WHAT YOU WILL DO: Give the material once more, word for word, without any images.
>> START RAW DATA
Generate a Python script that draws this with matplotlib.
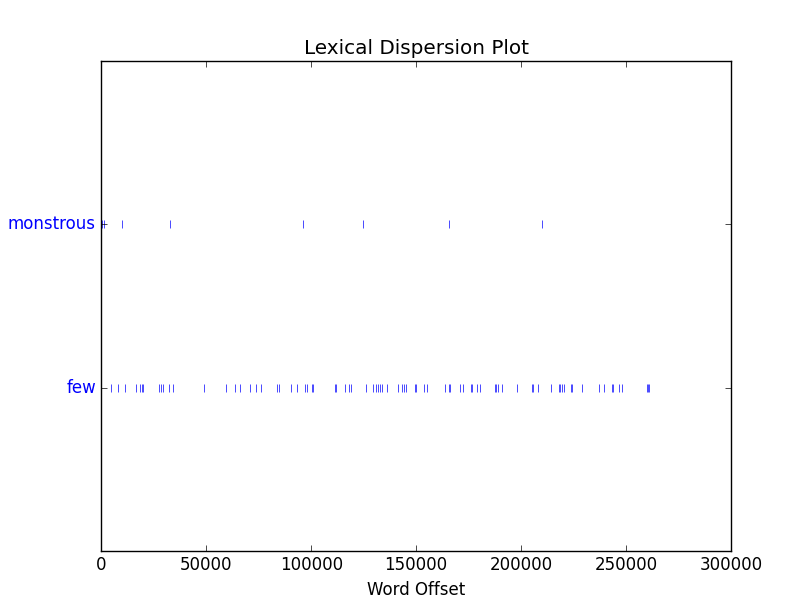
import matplotlib
matplotlib.use("Agg")
import matplotlib.pyplot as plt

plt.style.use('classic')

# words in plotting order (bottom to top)
words = ['few', 'monstrous']

few_offsets = [4630, 7780, 11110, 16220, 18270, 19080, 19700, 27330, 28480, 29240,
               31960, 33870, 48800, 59480, 63780, 65830, 70930, 73790, 76180, 83620,
               84570, 90300, 93160, 97170, 97930, 100170, 100790, 111470, 111950,
               116240, 117960, 118910, 125930, 129410, 131030, 131990, 132940, 133890,
               136090, 141330, 143240, 144200, 145150, 149450, 149920, 153740, 155170,
               163760, 165660, 166140, 170910, 172530, 176350, 176830, 179210, 180640,
               187600, 188270, 189220, 191130, 198100, 205250, 205730, 208120, 214320,
               218130, 218800, 219750, 220370, 224050, 224330, 229100, 237210, 239600,
               243410, 243750, 246750, 248180, 259820, 260300, 260780]
monstrous_offsets = [255, 1100, 9680, 32770, 96210, 124640, 165660, 210030]

offsets = [few_offsets, monstrous_offsets]

fig = plt.figure(figsize=(8.12, 6.12), dpi=100)
ax = fig.add_subplot(111)

for i, offs in enumerate(offsets):
    ax.plot(offs, [i] * len(offs), 'b|', scalex=0.1)

ax.set_yticks(range(len(words)))
ax.set_yticklabels(words, color='b')
ax.set_ylim(-1, len(words))
ax.set_xlim(0, 300000)
ax.set_title('Lexical Dispersion Plot')
ax.set_xlabel('Word Offset')

fig.savefig('out.png', dpi=100)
>> END RAW DATA
WRITTEN RESPONSE:
Generate a Python script that draws this with matplotlib.
import matplotlib
matplotlib.use("Agg")
import matplotlib.pyplot as plt

plt.style.use('classic')

# words in plotting order (bottom to top)
words = ['few', 'monstrous']

few_offsets = [4630, 7780, 11110, 16220, 18270, 19080, 19700, 27330, 28480, 29240,
               31960, 33870, 48800, 59480, 63780, 65830, 70930, 73790, 76180, 83620,
               84570, 90300, 93160, 97170, 97930, 100170, 100790, 111470, 111950,
               116240, 117960, 118910, 125930, 129410, 131030, 131990, 132940, 133890,
               136090, 141330, 143240, 144200, 145150, 149450, 149920, 153740, 155170,
               163760, 165660, 166140, 170910, 172530, 176350, 176830, 179210, 180640,
               187600, 188270, 189220, 191130, 198100, 205250, 205730, 208120, 214320,
               218130, 218800, 219750, 220370, 224050, 224330, 229100, 237210, 239600,
               243410, 243750, 246750, 248180, 259820, 260300, 260780]
monstrous_offsets = [255, 1100, 9680, 32770, 96210, 124640, 165660, 210030]

offsets = [few_offsets, monstrous_offsets]

fig = plt.figure(figsize=(8.12, 6.12), dpi=100)
ax = fig.add_subplot(111)

for i, offs in enumerate(offsets):
    ax.plot(offs, [i] * len(offs), 'b|', scalex=0.1)

ax.set_yticks(range(len(words)))
ax.set_yticklabels(words, color='b')
ax.set_ylim(-1, len(words))
ax.set_xlim(0, 300000)
ax.set_title('Lexical Dispersion Plot')
ax.set_xlabel('Word Offset')

fig.savefig('out.png', dpi=100)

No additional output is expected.